Нам придется снова и снова возвращаться назад, к Платону, чтобы уловить дух какого-нибудь последующего развития его идей. Но пока что давайте сохраним в себе этот существенный подход к платоновской космологии: его страх перемен, его презрение и отвращение к концепциям эволюции и изменчивости. Эти его идеи будут отдаваться в течение Средних Веков, наряду с сопутствующим стремлением в мир вечного, неизменного совершенства:

И вновь подумал я, о чем Природа заявила

О той эпохе, где не будет перемен,

Лишь твердая устойчивость вещей, уснувших навсегда

Под вечности столпами -

И это переменам супротив[46].

Похоже, эта "фобия к изменениям", главным образом и несет ответственность за отталкивающие аспекты учения Платона. Пифагорейский синтез религии и науки, мистического и эмпирического подходов теперь забыт. Мистицизм пифагорейцев ведет к стерильным крайностям, в то время как эмпирическая наука высмеивается и лишается духовного начала. Физика отделяется от математики и переводится в департамент теологии. Пифагорейское Братство трансформируется в Проводников по тоталитарной Утопии; учение о переселение душ по пути к Богу сводится с бабушкиным сказкам или же к поучительной лжи будто бы трусы будут наказаны тем, что перевоплотятся в женщин; орфический аскетизм сводится к ненависти к человеческому телу и презрению к чувствам. Истинное знание теперь не может быть получено путем изучения природы, поскольку "если мы желаем обрести истинное знание о чем-либо, мы обязаны отбросить и забыть телесное… А вместе с телом душа не способна постичь истинное знание" (Платон, из диалога "Фаэдо").

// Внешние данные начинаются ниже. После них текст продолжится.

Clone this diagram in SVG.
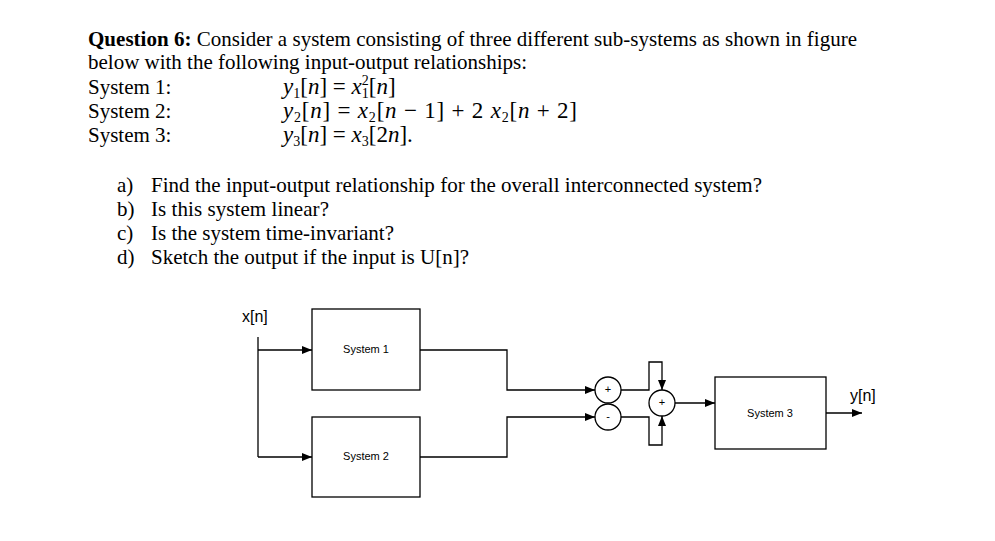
<svg xmlns="http://www.w3.org/2000/svg" width="995" height="541" viewBox="0 0 995 541">
<style>
.t{font-family:"Liberation Serif",serif;font-size:21px;fill:#000}
.m{font-family:"Liberation Serif",serif;font-size:23px;font-style:italic;fill:#000}
.u{font-style:normal}
.s{font-family:"Liberation Sans",Arial,sans-serif;font-size:11px;fill:#000}
.l{font-family:"Liberation Sans",Arial,sans-serif;font-size:16px;fill:#000}
.b{fill:#fff;stroke:#000;stroke-width:1.3}
.c{fill:none;stroke:#000;stroke-width:1.3}
</style>
<defs><marker id="a" markerWidth="10" markerHeight="8" refX="10" refY="4" orient="auto" markerUnits="userSpaceOnUse"><path d="M0,0L10,4L0,8z"/></marker></defs>
<rect width="995" height="541" fill="#fff"/>
<text class="t" x="88" y="46" textLength="769"><tspan font-weight="bold">Question 6:</tspan> Consider a system consisting of three different sub-systems as shown in figure</text>
<text class="t" x="88" y="69" textLength="439">below with the following input-output relationships:</text>
<text class="t" x="88" y="94">System 1:</text>
<text class="t" x="88" y="118">System 2:</text>
<text class="t" x="88" y="142">System 3:</text>
<text class="m" x="283" y="94">y<tspan class="u" font-size="14" dy="4">1</tspan><tspan class="u" dy="-4">[</tspan>n<tspan class="u">]  =   </tspan>x<tspan class="u" font-size="14" dy="4">1</tspan><tspan class="u" font-size="14" dx="-7" dy="-13">2</tspan><tspan class="u" dy="9">[</tspan>n<tspan class="u">]</tspan></text>
<text class="m" x="283" y="118" textLength="294">y<tspan class="u" font-size="14" dy="4">2</tspan><tspan class="u" dy="-4">[</tspan>n<tspan class="u">] =  </tspan>x<tspan class="u" font-size="14" dy="4">2</tspan><tspan class="u" dy="-4">[</tspan>n<tspan class="u"> − 1] +  2 </tspan>x<tspan class="u" font-size="14" dy="4">2</tspan><tspan class="u" dy="-4">[</tspan>n<tspan class="u"> + 2]</tspan></text>
<text class="m" x="283" y="142">y<tspan class="u" font-size="14" dy="4">3</tspan><tspan class="u" dy="-4">[</tspan>n<tspan class="u">]  =   </tspan>x<tspan class="u" font-size="14" dy="4">3</tspan><tspan class="u" dy="-4">[2</tspan>n<tspan class="u">].</tspan></text>
<text class="t" x="117" y="192">a)</text><text class="t" x="151" y="192" textLength="611">Find the input-output relationship for the overall interconnected system?</text>
<text class="t" x="117" y="216">b)</text><text class="t" x="151" y="216" textLength="178">Is this system linear?</text>
<text class="t" x="117" y="240">c)</text><text class="t" x="151" y="240" textLength="243">Is the system time-invariant?</text>
<text class="t" x="117" y="264">d)</text><text class="t" x="151" y="264" textLength="318">Sketch the output if the input is U[n]?</text>
<g id="connectors">
<path class="c" d="M258,337V457"/>
<path class="c" d="M258,350H312" marker-end="url(#a)"/>
<path class="c" d="M258,457H312" marker-end="url(#a)"/>
<path class="c" d="M420,350H507V390H595" marker-end="url(#a)"/>
<path class="c" d="M420,457H507V417H595" marker-end="url(#a)"/>
<path class="c" d="M621,390H649V362H662V390" marker-end="url(#a)"/>
<path class="c" d="M621,417H649V445H662V416" marker-end="url(#a)"/>
<path class="c" d="M675,403H715" marker-end="url(#a)"/>
<path class="c" d="M826,413H862" marker-end="url(#a)"/>
</g>
<g id="xn"><text class="l" x="242" y="322">x[n]</text></g>
<g id="yn"><text class="l" x="850" y="401">y[n]</text></g>
<g id="sys1"><rect class="b" x="312" y="309" width="108" height="81"/><text class="s" x="366" y="353" text-anchor="middle">System 1</text></g>
<g id="sys2"><rect class="b" x="312" y="417" width="108" height="80"/><text class="s" x="366" y="460" text-anchor="middle">System 2</text></g>
<g id="sys3"><rect class="b" x="715" y="377" width="111" height="72"/><text class="s" x="770" y="417" text-anchor="middle">System 3</text></g>
<g id="sum1"><circle class="b" cx="608" cy="390" r="13"/><text class="s" x="608" y="393" font-size="9" text-anchor="middle">+</text></g>
<g id="sum2"><circle class="b" cx="608" cy="417" r="13"/><text class="s" x="608" y="420" font-size="9" text-anchor="middle">-</text></g>
<g id="sum3"><circle class="b" cx="662" cy="403" r="13"/><text class="s" x="662" y="406" font-size="9" text-anchor="middle">+</text></g>
</svg>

Все вышесказанное вовсе не является выражением смирения – это не повиновение мистического искателя Бога но и не робость разума, признающего собственные пределы; это наполовину перепуганная, наполовину наглая философия гения обреченной аристократии и обанкротившейся цивилизации. В том случае, когда реальность делается невыносимой, разум должен покинуть эту реальность и создать себе мир искусственного совершенства. Платоновский мир чистых Идей и Форм, который единственный следует рассматривать реальным, в то время как мир природы, который мы воспринимаем чувствами – это всего лишь дешевая копия с распродажи, представляет собой улет в заблуждение. Интуитивная истина, выраженная в аллегории Пещеры, доводится до абсурда путем сверхконкретизации – как будто бы автор выражения "мир этот – юдоль слез" должен был бы и вправду исследовать распределение слезинок в указанной юдоли.